Friday, January 26, 2007

Franklin NY Cairn and others from Norman Muller

Norman writes:
Attached are some images of cairns in New York State. The first is the tallest cairrn I have ever seen, either in person or in photos. It is at least 11' tall and is located in the town of Franklin. It reminds me of a tall cairn that was illustrated in an article that Tom Brannan wrote for the NEARA Journal some years ago, in which he proposed that the tall cairns were used as trail and ley line markers. Whatever their explanation, the one in Franklin is very impressive.
The other two cairns illustrated are no longer.

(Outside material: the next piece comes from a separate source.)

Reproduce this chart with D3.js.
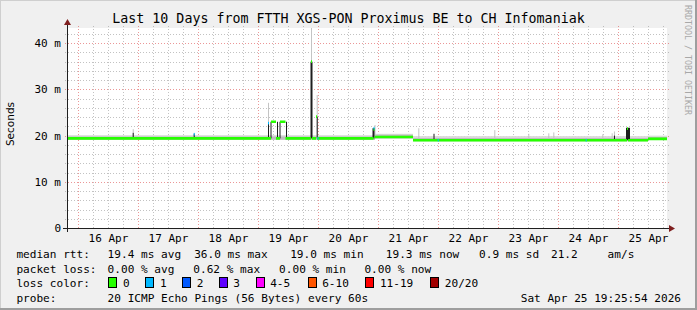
<!DOCTYPE html>
<html><head><meta charset="utf-8">
<script src="https://cdn.jsdelivr.net/npm/d3@7"></script>
<style>
body{margin:0;background:#f0f0f0}
svg{display:block}
text{font-family:"DejaVu Sans Mono",monospace;fill:#000}
</style>
</head><body>
<svg id="c" width="697" height="310"></svg>
<script>
// ---------------- DATA ----------------
const title = "Last 10 Days from FTTH XGS-PON Proximus BE to CH Infomaniak";
const yLabel = "Seconds";
const watermark = "RRDTOOL / TOBI OETIKER";
const yMax = 43.3;                 // ms
const yTicks = [0, 10, 20, 30, 40];
const yTickLabels = ["0", "10 m", "20 m", "30 m", "40 m"];
const xTickDays = ["04-16","04-17","04-18","04-19","04-20","04-21","04-22","04-23","04-24","04-25"];
const xTickLabels = ["16 Apr","17 Apr","18 Apr","19 Apr","20 Apr","21 Apr","22 Apr","23 Apr","24 Apr","25 Apr"];

// median RTT (ms), step breakpoints
const medianTimes  = ["04-15 19:25","04-19 05:02","04-19 07:02","04-19 08:38","04-19 10:50","04-19 21:02","04-19 21:26","04-19 23:02","04-19 23:26","04-20 22:02","04-20 22:26","04-21 13:50","04-25 03:26","04-25 03:50","04-25 11:50"];
const medianValues = [19.4, 23.0, 19.4, 23.0, 19.4, 36.0, 19.4, 24.1, 19.4, 21.3, 19.7, 19.0, 21.5, 19.0, 19.3];

// smoke band around the median (ms), step breakpoints
const smokeTimes   = ["04-15 19:25","04-20 22:38","04-21 13:50","04-25 04:38","04-25 11:50"];
const smokeLow     = [19.1, 19.4, 18.8, 18.8, 19.1];
const smokeHigh    = [20.1, 20.4, 19.9, 19.9, 20.0];
const smokeInner   = [19.8, 20.2, 19.5, 19.5, 19.7];

// dark smoke columns (ms)
const darkTimes    = ["04-16 21:43","04-17 22:07","04-19 03:50","04-19 04:50","04-19 07:26","04-19 08:26","04-19 11:02","04-19 20:50","04-19 23:19","04-20 21:38","04-21 22:02","04-24 22:13","04-25 03:02"];
const darkMinutes  = [24, 24, 24, 24, 24, 24, 24, 48, 24, 48, 24, 24, 96];
const darkLow      = [19.4, 19.4, 19.4, 19.4, 19.4, 19.4, 19.4, 19.4, 19.4, 19.4, 19.0, 19.0, 19.0];
const darkHigh     = [20.6, 20.3, 22.7, 23.0, 23.0, 23.0, 23.0, 36.0, 24.1, 21.6, 20.4, 20.0, 21.7];

// light smoke spikes (ms)
const lightTimes   = ["04-16 21:43","04-17 22:07","04-19 03:50","04-19 21:02","04-19 23:19","04-20 22:26","04-21 15:57","04-22 22:21","04-23 11:57","04-23 19:57","04-23 21:57","04-24 17:33","04-24 21:18","04-24 22:13"];
const lightHigh    = [21.4, 20.6, 27.1, 45.0, 28.8, 22.3, 21.6, 21.2, 20.4, 20.5, 20.7, 20.3, 20.5, 20.9];

// packet-loss coloured median samples
const lossTimes    = ["04-17 22:07","04-19 03:50","04-19 23:38","04-20 22:02","04-21 23:43","04-24 10:54"];
const lossValues   = [20.3, 22.7, 19.4, 21.6, 19.0, 19.0];
const lossClass    = [1, 1, 1, 1, 1, 1];

// legend
const rttStats   = ["19.4 ms avg","36.0 ms max","19.0 ms min","19.3 ms now","0.9 ms sd","21.2","am/s"];
const lossStats  = ["0.00 % avg","0.62 % max","0.00 % min","0.00 % now"];
const lossLabels = ["0","1","2","3","4-5","6-10","11-19","20/20"];
const lossColors = ["#26ff00","#00b8ff","#0059ff","#5e00ff","#ff00ff","#ff5500","#ff0000","#a10000"];
const probeText  = "20 ICMP Echo Pings (56 Bytes) every 60s";
const stamp      = "Sat Apr 25 19:25:54 2026";

// ---------------- DRAW ----------------
const parse = d3.utcParse("%Y-%m-%d %H:%M");
const T = s => parse("2026-" + s);
const svg = d3.select("#c");
const W = 697, H = 310;
const L = 67, R = 667, TOP = 28, BOT = 228;

const x = d3.scaleUtc().domain([new Date(Date.UTC(2026,3,15,19,25,54)), new Date(Date.UTC(2026,3,25,19,25,54))]).range([L, R]);
const y = d3.scaleLinear().domain([0, yMax]).range([BOT, TOP]);

// background & frame
svg.append("rect").attr("width", W).attr("height", H).attr("fill", "#f0f0f0");
svg.append("rect").attr("x",0).attr("y",0).attr("width",W).attr("height",1).attr("fill","#cfcfcf");
svg.append("rect").attr("x",0).attr("y",0).attr("width",1).attr("height",H).attr("fill","#cfcfcf");
svg.append("rect").attr("x",W-2).attr("y",0).attr("width",2).attr("height",H).attr("fill","#9e9e9e");
svg.append("rect").attr("x",0).attr("y",H-2).attr("width",W).attr("height",2).attr("fill","#9e9e9e");
svg.append("rect").attr("x", L).attr("y", TOP).attr("width", R-L).attr("height", BOT-TOP).attr("fill", "#fff");

// grid
const g = svg.append("g").attr("shape-rendering","crispEdges");
const minorY = d3.range(2, yMax, 2).filter(v => v % 10 !== 0);
g.selectAll(".gy").data(minorY).join("line")
  .attr("x1", L-2).attr("x2", R+2).attr("y1", d => Math.round(y(d))+0.5).attr("y2", d => Math.round(y(d))+0.5)
  .attr("stroke", "#8f8f8f").attr("stroke-opacity", 0.55).attr("stroke-dasharray", "1,2");
const [d0, d1] = x.domain();
const minorX = d3.utcHour.every(6).range(d0, d1).filter(d => d.getUTCHours() !== 0);
g.selectAll(".gx").data(minorX).join("line")
  .attr("y1", TOP-2).attr("y2", BOT+2).attr("x1", d => Math.round(x(d))+0.5).attr("x2", d => Math.round(x(d))+0.5)
  .attr("stroke", "#8f8f8f").attr("stroke-opacity", 0.55).attr("stroke-dasharray", "1,2");
g.selectAll(".my").data(yTicks.filter(v => v > 0)).join("line")
  .attr("x1", L-2).attr("x2", R+2).attr("y1", d => Math.round(y(d))+0.5).attr("y2", d => Math.round(y(d))+0.5)
  .attr("stroke", "#de5151").attr("stroke-opacity", 0.6).attr("stroke-dasharray", "1,2");
g.selectAll(".mx").data(xTickDays).join("line")
  .attr("y1", TOP-2).attr("y2", BOT+2).attr("x1", d => Math.round(x(T(d+" 00:00")))+0.5).attr("x2", d => Math.round(x(T(d+" 00:00")))+0.5)
  .attr("stroke", "#de5151").attr("stroke-opacity", 0.6).attr("stroke-dasharray", "1,2");

// clip for data
svg.append("clipPath").attr("id","pc").append("rect").attr("x",L).attr("y",TOP).attr("width",R-L).attr("height",BOT-TOP);
const p = svg.append("g").attr("clip-path","url(#pc)");

// smoke band
const endD = x.domain()[1];
const smokeSeg = smokeTimes.map((t,i) => ({t0: T(t), t1: i < smokeTimes.length-1 ? T(smokeTimes[i+1]) : endD, lo: smokeLow[i], hi: smokeHigh[i], inner: smokeInner[i]}));
p.selectAll(".sm").data(smokeSeg).join("rect")
  .attr("x", d => x(d.t0)).attr("width", d => x(d.t1)-x(d.t0))
  .attr("y", d => y(d.hi)).attr("height", d => y(d.lo)-y(d.hi)).attr("fill", "#dcdcdc");
p.selectAll(".smi").data(smokeSeg).join("rect")
  .attr("x", d => x(d.t0)).attr("width", d => x(d.t1)-x(d.t0))
  .attr("y", d => y(d.inner)).attr("height", d => y(d.lo)-y(d.inner)).attr("fill", "#bdbdbd");

// light spikes
p.selectAll(".ls").data(lightTimes.map((t,i) => ({t: T(t), hi: lightHigh[i]}))).join("rect")
  .attr("x", d => x(d.t)).attr("width", 1)
  .attr("y", d => y(d.hi)).attr("height", d => y(19.4)-y(d.hi)).attr("fill", "#c4c4c4");

// dark columns
p.selectAll(".ds").data(darkTimes.map((t,i) => ({t: T(t), m: darkMinutes[i], lo: darkLow[i], hi: darkHigh[i]}))).join("rect")
  .attr("x", d => x(d.t)).attr("width", d => x(new Date(+d.t + d.m*60000)) - x(d.t))
  .attr("y", d => y(d.hi)).attr("height", d => y(d.lo)-y(d.hi)).attr("fill", "#1e1e1e");

// median (horizontal step segments)
const segs = medianTimes.map((t,i) => ({t0: T(t), t1: i < medianTimes.length-1 ? T(medianTimes[i+1]) : endD, v: medianValues[i]}));
p.append("path")
  .attr("d", segs.map(s => `M${x(s.t0)},${y(s.v)}H${x(s.t1)}`).join(""))
  .attr("fill","none").attr("stroke", lossColors[0]).attr("stroke-width", 2.7);

// loss-coloured samples
p.selectAll(".lp").data(lossTimes.map((t,i) => ({t: T(t), v: lossValues[i], c: lossClass[i]}))).join("rect")
  .attr("x", d => x(d.t)).attr("width", d => x(new Date(+d.t + 24*60000)) - x(d.t))
  .attr("y", d => y(d.v)-1.3).attr("height", 2.6).attr("fill", d => lossColors[d.c]);

// axes
svg.append("line").attr("x1", L-4).attr("x2", R+3).attr("y1", BOT+0.5).attr("y2", BOT+0.5).attr("stroke","#1f1f1f");
svg.append("line").attr("x1", L+0.5).attr("x2", L+0.5).attr("y1", BOT+4).attr("y2", TOP-3).attr("stroke","#1f1f1f");
svg.append("path").attr("d", `M${R+2},${BOT-3}L${R+8},${BOT+0.5}L${R+2},${BOT+4}Z`).attr("fill","#7f1f1f");
svg.append("path").attr("d", `M${L-3},${TOP-3}L${L+0.5},${TOP-9}L${L+4},${TOP-3}Z`).attr("fill","#7f1f1f");

// y ticks
svg.selectAll(".yt").data(yTicks).join("text")
  .attr("x", 61).attr("y", d => y(d)+4).attr("text-anchor","end")
  .style("font-size","11px").text((d,i) => yTickLabels[i]);
// x ticks
svg.selectAll(".xt").data(xTickDays).join("text")
  .attr("x", d => x(T(d+" 12:00"))).attr("y", 242).attr("text-anchor","middle")
  .style("font-size","11px").text((d,i) => xTickLabels[i]);

// title
svg.append("text").attr("x", 348.5).attr("y", 23).attr("text-anchor","middle").style("font-size","13.3px").text(title);
// y label
svg.append("text").attr("transform","translate(14,124) rotate(-90)").attr("text-anchor","middle")
  .style("font-family","'DejaVu Sans',sans-serif").style("font-size","10.5px").text(yLabel);
// watermark
svg.append("text").attr("transform","translate(685,5) rotate(90)").attr("text-anchor","start")
  .style("font-size","8.3px").style("fill","#a8a8a8").text(watermark);

// legend
const fs = "11.1px";
const row = [258, 272.5, 287, 301.5];
const lx = 16.4;
svg.append("text").attr("x", lx).attr("y", row[0]).style("font-size",fs).text("median rtt:");
const rttX = [107.6, 194.2, 290.2, 385.8, 479.1, 551, 607.6];
rttStats.forEach((s,i) => svg.append("text").attr("x", rttX[i]).attr("y", row[0]).style("font-size",fs).text(s));
svg.append("text").attr("x", lx).attr("y", row[1]).style("font-size",fs).text("packet loss:");
const lossX = [107.6, 193.3, 279.1, 364.4];
lossStats.forEach((s,i) => svg.append("text").attr("x", lossX[i]).attr("y", row[1]).style("font-size",fs).text(s));
svg.append("text").attr("x", lx).attr("y", row[2]).style("font-size",fs).text("loss color:");
const swX = [108.4, 145.3, 182.2, 218.7, 255.6, 307.6, 365.3, 430.2];
lossLabels.forEach((s,i) => {
  svg.append("rect").attr("x", swX[i]+0.5).attr("y", row[2]-9.5).attr("width", 8).attr("height", 10)
    .attr("fill", lossColors[i]).attr("stroke","#000").attr("stroke-width",1).attr("shape-rendering","crispEdges");
  svg.append("text").attr("x", swX[i]+14.6).attr("y", row[2]).style("font-size",fs).text(s);
});
svg.append("text").attr("x", lx).attr("y", row[3]).style("font-size",fs).text("probe:");
svg.append("text").attr("x", 107.6).attr("y", row[3]).style("font-size",fs).text(probeText);
svg.append("text").attr("x", 681).attr("y", row[3]).attr("text-anchor","end").style("font-size",fs).text(stamp);
</script>
</body></html>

In an article Don Windsor wrote in 2000, titled "Stone Piles in Chenango County" (Archives of the SciAesthetics Institute 2000 Dec; `1(2): 33-50), he wrote the following about a group of cairns near Buckley Hollow along the Finger Lakes Trail south of Oxford, NY. Underneath the bold heading THESE PILES HAVE BEEN DESTROYED!! on page 36, he writes: "On Tuesday 22 August 2000, I received a phone call from Ed Sidote telling me that Rufus Perkins reported that these large stone piles were taken apart and sold for stone. Delayed by a trip to Florida, I photographed the remains on Thursday 31 August. At that time the 4 cylindrical piles were just a rubble of unmarketable stones. The large triangular center pile was still intact. It probably is gone by now. That same morning George Kolb spotted a pallet of stones on the side of Winner Road, east of the site. Not only were the piles gone, but the impressive stone fences nearby had been taken also.

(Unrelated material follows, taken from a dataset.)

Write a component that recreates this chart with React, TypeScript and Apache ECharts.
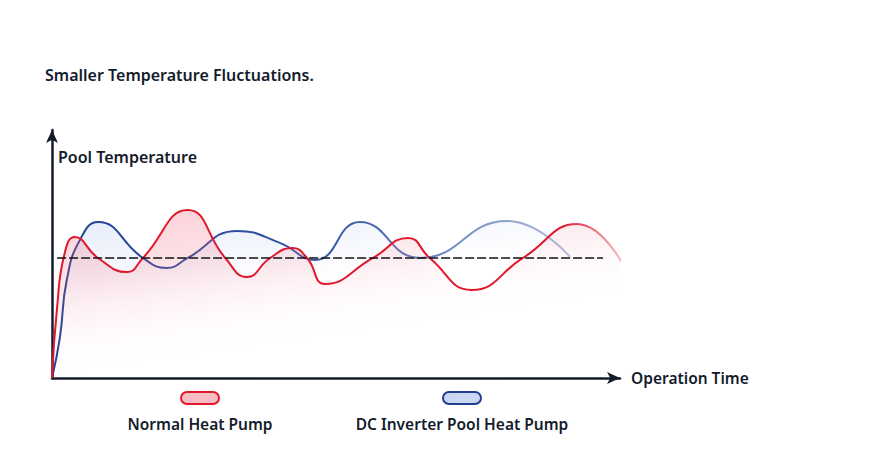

"This loss is an incredible blow to our local heritage. The landowner apparently values money over all else. However, those piles would have been worth much more intact. What was done was similar to chopping up an antique table and selling it for firewood.

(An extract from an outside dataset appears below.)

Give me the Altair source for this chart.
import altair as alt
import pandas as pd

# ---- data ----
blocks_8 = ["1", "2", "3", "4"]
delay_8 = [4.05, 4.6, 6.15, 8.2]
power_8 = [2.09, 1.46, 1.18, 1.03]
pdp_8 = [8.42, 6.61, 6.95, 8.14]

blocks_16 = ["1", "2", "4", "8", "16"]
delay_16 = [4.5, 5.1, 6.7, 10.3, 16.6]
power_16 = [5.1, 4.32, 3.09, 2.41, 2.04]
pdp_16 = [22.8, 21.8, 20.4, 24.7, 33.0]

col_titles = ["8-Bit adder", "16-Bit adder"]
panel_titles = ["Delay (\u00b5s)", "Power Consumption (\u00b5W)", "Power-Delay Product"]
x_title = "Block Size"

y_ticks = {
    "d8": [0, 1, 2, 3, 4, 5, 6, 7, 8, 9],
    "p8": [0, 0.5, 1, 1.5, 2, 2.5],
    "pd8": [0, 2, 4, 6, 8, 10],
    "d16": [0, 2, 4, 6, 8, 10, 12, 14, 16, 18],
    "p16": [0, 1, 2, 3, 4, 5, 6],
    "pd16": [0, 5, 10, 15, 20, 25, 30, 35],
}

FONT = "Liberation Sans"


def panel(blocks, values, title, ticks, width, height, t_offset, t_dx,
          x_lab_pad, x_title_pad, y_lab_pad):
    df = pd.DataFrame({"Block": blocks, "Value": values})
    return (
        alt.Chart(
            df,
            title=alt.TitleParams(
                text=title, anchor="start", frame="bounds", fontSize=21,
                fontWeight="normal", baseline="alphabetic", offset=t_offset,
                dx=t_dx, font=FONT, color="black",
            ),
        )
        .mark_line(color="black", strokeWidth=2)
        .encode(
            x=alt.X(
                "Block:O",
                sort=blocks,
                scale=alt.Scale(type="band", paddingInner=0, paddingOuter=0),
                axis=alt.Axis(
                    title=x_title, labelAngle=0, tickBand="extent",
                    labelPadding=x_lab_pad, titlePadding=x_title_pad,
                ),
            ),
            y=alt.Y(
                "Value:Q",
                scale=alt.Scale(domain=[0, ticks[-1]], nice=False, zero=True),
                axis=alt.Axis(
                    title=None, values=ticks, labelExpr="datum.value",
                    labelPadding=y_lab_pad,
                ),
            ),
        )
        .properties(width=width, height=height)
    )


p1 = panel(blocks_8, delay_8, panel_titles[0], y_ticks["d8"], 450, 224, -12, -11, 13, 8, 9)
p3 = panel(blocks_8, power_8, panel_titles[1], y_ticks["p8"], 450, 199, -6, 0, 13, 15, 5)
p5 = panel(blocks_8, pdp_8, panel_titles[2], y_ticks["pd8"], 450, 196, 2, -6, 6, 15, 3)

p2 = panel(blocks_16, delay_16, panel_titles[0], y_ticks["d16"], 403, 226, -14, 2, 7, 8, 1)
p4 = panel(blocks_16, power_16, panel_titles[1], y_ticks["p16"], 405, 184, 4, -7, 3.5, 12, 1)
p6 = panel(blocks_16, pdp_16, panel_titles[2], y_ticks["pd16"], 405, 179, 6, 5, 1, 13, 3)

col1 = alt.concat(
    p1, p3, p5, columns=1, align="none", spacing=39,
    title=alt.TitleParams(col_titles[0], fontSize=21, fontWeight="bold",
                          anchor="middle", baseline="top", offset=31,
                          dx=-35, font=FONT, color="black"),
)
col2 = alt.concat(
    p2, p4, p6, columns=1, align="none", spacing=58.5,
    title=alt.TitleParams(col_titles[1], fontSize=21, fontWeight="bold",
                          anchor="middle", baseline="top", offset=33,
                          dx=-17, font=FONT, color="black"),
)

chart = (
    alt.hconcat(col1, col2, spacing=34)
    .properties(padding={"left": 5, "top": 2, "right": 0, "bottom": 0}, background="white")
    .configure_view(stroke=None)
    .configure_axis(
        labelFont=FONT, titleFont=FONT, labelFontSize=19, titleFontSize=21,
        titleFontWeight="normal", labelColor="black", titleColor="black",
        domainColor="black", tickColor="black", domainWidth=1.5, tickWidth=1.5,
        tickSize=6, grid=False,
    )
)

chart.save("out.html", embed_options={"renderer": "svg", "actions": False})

"Nevertheless, here are descriptions of what they were. A photo of the southernmost pile appears in Figure 4. The 5 piles here were laid out in a circular arc, spaced at 68, 68, 120, and 77 feet apart. The largest pile is triangular, unlike the cylindrical two on each of its flanks. Its apex points easterly toward the imaginary center of the arc's circle. The view extends to the hills about 4 miles across the Chenango River valley."[Note from PWAX. It is clear what kind of legislation rock pile enthusiasts should be working towards - whether town, state, or federal: A variance should be required to move any stonework that pre-existed the current landowners tenure.]